*** MATERIAL FOR THE TASK ***

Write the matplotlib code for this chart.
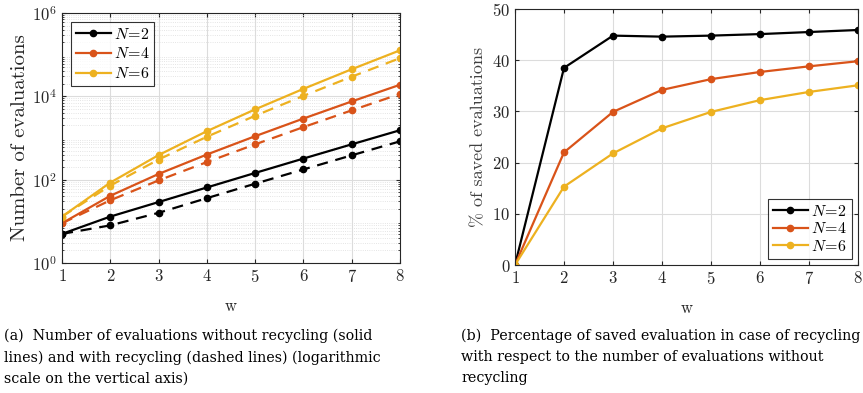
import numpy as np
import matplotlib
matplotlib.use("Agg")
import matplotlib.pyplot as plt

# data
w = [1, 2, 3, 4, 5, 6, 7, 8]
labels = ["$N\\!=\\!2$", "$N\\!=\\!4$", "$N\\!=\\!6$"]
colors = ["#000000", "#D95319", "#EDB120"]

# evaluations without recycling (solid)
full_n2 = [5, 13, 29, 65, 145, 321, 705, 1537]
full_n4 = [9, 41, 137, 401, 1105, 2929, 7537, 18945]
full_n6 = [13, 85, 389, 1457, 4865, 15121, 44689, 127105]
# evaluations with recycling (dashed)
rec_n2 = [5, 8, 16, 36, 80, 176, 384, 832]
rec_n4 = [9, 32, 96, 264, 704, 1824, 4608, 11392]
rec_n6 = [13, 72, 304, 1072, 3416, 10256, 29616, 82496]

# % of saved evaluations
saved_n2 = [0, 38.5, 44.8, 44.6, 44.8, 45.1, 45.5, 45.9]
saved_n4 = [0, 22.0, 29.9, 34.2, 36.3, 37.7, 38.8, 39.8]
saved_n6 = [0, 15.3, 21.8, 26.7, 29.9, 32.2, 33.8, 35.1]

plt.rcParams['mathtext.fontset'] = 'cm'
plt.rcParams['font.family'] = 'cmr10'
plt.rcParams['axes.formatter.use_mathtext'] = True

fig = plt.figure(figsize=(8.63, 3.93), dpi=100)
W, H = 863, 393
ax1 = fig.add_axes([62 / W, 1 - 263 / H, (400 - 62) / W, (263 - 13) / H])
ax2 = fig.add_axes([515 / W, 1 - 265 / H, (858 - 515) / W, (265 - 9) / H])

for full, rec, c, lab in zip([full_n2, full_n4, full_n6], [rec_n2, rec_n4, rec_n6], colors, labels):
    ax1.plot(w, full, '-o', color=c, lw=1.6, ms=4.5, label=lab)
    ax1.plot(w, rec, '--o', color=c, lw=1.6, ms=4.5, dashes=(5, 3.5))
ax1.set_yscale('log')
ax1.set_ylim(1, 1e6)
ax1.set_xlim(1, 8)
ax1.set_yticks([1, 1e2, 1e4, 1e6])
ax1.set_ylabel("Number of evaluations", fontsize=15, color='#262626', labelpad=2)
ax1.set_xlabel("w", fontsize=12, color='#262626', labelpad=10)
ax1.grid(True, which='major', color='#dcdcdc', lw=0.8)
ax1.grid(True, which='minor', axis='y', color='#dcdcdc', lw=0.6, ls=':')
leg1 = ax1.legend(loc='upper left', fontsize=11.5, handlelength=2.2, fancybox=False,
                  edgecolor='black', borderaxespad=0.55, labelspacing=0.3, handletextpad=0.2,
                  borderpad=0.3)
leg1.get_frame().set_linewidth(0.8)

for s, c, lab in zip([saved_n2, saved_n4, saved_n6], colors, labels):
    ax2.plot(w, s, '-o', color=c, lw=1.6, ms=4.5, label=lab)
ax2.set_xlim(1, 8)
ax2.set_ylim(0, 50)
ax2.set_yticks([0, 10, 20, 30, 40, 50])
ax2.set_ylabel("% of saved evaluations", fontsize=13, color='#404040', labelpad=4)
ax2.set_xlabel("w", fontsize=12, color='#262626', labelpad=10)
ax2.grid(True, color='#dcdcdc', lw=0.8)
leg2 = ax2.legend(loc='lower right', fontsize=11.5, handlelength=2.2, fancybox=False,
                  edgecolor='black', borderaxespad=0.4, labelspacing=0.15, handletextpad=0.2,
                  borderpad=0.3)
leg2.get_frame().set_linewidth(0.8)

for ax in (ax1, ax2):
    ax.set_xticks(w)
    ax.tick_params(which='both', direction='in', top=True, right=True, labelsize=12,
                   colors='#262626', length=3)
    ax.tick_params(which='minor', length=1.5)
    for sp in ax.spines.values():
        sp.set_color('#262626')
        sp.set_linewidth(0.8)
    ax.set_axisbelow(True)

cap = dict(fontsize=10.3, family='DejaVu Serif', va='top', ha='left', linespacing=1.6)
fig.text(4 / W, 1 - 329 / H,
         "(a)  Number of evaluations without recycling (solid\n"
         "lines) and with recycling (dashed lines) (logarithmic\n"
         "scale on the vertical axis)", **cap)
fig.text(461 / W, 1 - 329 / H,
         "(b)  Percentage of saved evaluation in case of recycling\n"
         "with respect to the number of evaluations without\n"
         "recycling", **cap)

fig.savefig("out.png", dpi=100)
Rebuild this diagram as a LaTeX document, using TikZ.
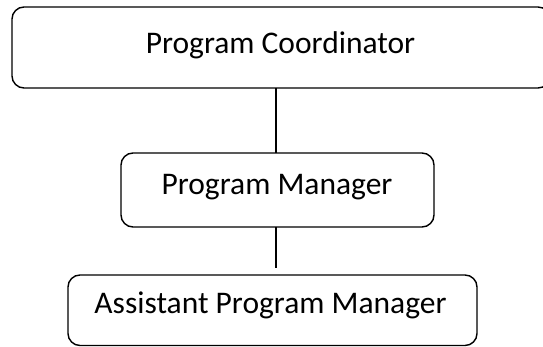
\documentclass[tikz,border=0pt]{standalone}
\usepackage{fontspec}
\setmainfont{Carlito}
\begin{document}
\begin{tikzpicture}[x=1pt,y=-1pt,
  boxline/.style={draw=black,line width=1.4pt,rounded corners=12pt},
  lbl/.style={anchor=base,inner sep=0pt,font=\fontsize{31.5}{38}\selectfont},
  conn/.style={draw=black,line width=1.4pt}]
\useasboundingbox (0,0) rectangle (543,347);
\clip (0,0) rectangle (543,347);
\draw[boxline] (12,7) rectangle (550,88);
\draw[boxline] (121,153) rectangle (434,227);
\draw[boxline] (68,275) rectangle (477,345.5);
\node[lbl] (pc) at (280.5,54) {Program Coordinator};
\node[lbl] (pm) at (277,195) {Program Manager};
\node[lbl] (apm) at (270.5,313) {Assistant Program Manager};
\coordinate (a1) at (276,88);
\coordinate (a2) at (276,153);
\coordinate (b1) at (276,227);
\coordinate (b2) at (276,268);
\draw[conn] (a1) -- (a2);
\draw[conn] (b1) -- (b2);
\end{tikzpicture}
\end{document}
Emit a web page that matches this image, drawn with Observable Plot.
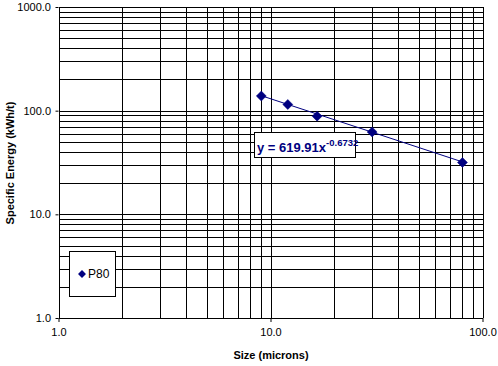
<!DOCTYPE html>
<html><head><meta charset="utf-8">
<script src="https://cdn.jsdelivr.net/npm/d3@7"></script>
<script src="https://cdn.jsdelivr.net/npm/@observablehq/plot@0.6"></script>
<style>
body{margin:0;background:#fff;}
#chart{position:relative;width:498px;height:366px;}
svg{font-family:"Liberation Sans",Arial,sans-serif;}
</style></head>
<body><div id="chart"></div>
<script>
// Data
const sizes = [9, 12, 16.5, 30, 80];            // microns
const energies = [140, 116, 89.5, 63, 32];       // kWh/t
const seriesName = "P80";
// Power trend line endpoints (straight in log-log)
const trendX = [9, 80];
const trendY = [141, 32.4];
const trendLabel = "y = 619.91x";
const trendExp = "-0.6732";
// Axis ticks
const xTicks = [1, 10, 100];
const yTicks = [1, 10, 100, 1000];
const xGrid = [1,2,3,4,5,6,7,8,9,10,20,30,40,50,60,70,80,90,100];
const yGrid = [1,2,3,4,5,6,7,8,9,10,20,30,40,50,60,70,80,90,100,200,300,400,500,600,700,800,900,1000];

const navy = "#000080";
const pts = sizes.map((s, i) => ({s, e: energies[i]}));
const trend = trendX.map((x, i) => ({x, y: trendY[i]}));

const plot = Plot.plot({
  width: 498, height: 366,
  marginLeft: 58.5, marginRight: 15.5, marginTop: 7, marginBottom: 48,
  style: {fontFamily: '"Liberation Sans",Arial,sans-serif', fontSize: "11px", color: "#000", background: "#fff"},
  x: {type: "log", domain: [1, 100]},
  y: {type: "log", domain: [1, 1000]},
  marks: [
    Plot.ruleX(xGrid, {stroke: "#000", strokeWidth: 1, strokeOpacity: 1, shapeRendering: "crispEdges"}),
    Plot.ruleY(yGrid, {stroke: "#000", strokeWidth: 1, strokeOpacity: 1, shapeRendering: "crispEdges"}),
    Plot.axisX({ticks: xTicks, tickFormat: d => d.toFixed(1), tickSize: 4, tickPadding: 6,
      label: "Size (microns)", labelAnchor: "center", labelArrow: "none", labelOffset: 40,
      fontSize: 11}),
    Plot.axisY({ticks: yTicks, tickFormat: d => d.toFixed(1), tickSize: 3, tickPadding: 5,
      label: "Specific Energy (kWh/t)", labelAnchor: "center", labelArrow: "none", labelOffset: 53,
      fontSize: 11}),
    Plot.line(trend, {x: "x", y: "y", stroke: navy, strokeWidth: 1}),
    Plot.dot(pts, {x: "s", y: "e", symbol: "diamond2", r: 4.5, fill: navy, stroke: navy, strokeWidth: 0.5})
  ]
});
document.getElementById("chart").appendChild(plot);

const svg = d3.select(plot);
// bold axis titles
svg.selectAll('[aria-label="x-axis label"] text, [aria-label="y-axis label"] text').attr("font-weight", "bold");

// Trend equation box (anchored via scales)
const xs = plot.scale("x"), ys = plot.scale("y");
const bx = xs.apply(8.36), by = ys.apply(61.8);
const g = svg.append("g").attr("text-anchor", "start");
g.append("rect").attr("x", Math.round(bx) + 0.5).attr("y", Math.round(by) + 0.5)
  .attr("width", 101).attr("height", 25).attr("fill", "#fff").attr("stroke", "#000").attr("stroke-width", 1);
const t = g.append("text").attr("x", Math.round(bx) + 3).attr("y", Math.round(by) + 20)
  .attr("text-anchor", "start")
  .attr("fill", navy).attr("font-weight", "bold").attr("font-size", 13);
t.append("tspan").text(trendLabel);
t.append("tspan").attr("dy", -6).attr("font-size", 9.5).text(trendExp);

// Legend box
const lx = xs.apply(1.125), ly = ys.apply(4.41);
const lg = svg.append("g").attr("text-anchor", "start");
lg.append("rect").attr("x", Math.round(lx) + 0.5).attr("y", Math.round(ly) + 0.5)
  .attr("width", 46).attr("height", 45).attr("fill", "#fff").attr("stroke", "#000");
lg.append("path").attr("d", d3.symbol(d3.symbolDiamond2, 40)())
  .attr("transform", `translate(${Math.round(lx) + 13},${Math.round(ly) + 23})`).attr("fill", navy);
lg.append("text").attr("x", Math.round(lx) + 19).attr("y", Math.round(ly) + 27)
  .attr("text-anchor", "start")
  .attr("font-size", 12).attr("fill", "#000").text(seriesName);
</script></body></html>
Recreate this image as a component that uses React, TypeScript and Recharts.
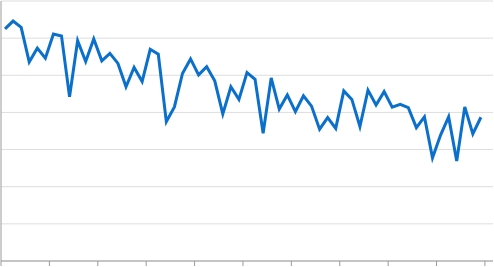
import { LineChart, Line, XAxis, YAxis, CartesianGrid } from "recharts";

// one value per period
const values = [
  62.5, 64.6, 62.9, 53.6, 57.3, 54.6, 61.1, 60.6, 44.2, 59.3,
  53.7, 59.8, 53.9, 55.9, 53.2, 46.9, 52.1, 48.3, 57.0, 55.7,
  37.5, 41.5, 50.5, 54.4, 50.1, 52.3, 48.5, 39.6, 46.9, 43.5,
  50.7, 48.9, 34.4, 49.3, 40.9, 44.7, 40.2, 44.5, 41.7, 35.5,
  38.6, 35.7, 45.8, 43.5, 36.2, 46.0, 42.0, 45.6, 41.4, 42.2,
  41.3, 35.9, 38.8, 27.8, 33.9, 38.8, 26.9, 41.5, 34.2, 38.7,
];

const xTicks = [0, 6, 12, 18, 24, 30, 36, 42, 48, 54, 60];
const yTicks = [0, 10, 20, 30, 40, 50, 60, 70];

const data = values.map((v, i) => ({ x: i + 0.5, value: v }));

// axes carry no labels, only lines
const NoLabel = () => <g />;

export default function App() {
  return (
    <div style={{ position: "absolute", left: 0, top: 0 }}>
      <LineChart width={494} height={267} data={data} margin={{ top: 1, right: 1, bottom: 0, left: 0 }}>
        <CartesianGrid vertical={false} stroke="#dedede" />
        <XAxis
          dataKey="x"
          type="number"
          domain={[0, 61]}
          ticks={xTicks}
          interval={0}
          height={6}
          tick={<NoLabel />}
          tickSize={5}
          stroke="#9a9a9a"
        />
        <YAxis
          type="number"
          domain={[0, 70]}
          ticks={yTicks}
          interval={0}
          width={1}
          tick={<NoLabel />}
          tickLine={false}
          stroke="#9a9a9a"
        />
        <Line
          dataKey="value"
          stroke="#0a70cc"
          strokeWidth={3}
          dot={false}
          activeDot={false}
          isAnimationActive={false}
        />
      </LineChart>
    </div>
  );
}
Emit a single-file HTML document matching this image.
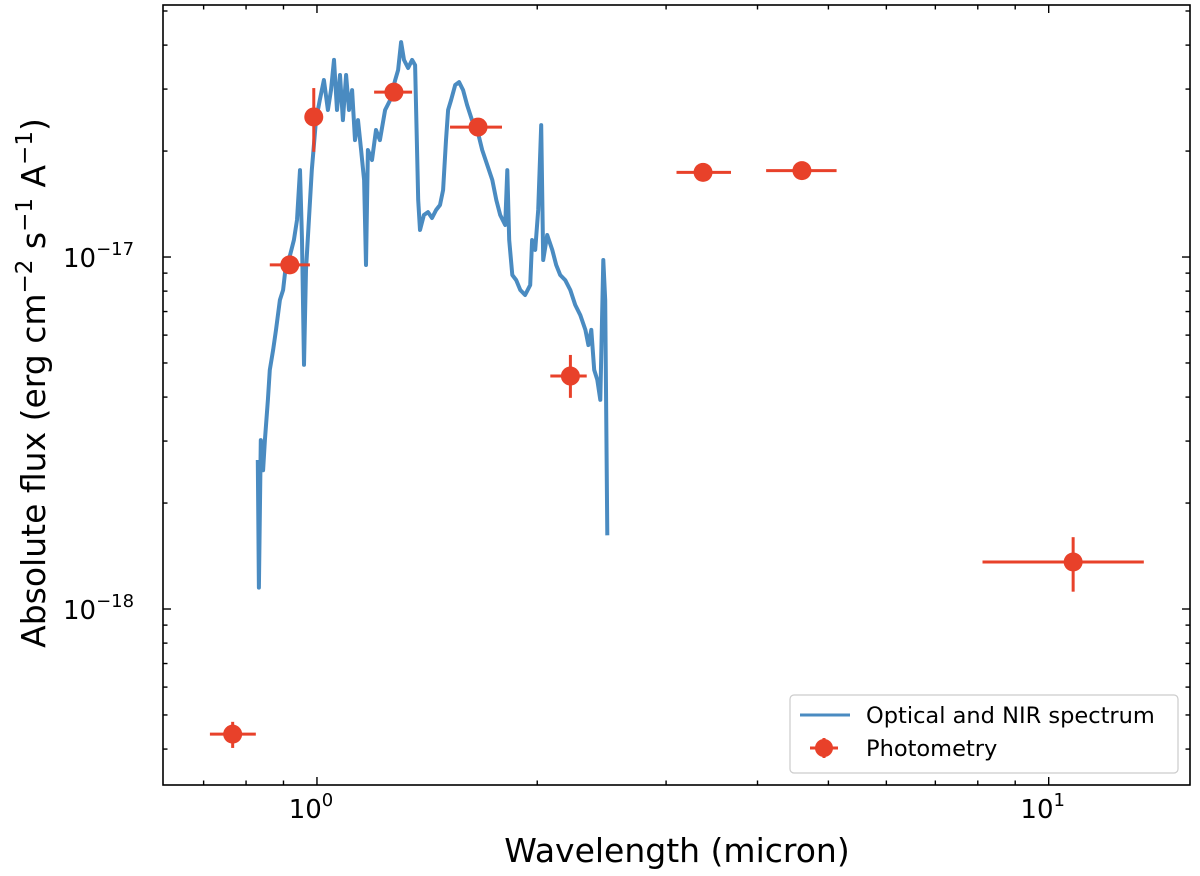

***

Restate word for word the part that opens with the line containing "Recreate this image" and closes with the line containing "const NoLabel = () => <g />;", both ends included, and nothing else. Omit any images.

TASK OUTPUT>
Recreate this image as a component that uses React, TypeScript and Recharts.
import { LineChart, Line, XAxis, YAxis, CartesianGrid } from "recharts";

// one value per period
const values = [
  62.5, 64.6, 62.9, 53.6, 57.3, 54.6, 61.1, 60.6, 44.2, 59.3,
  53.7, 59.8, 53.9, 55.9, 53.2, 46.9, 52.1, 48.3, 57.0, 55.7,
  37.5, 41.5, 50.5, 54.4, 50.1, 52.3, 48.5, 39.6, 46.9, 43.5,
  50.7, 48.9, 34.4, 49.3, 40.9, 44.7, 40.2, 44.5, 41.7, 35.5,
  38.6, 35.7, 45.8, 43.5, 36.2, 46.0, 42.0, 45.6, 41.4, 42.2,
  41.3, 35.9, 38.8, 27.8, 33.9, 38.8, 26.9, 41.5, 34.2, 38.7,
];

const xTicks = [0, 6, 12, 18, 24, 30, 36, 42, 48, 54, 60];
const yTicks = [0, 10, 20, 30, 40, 50, 60, 70];

const data = values.map((v, i) => ({ x: i + 0.5, value: v }));

// axes carry no labels, only lines
const NoLabel = () => <g />;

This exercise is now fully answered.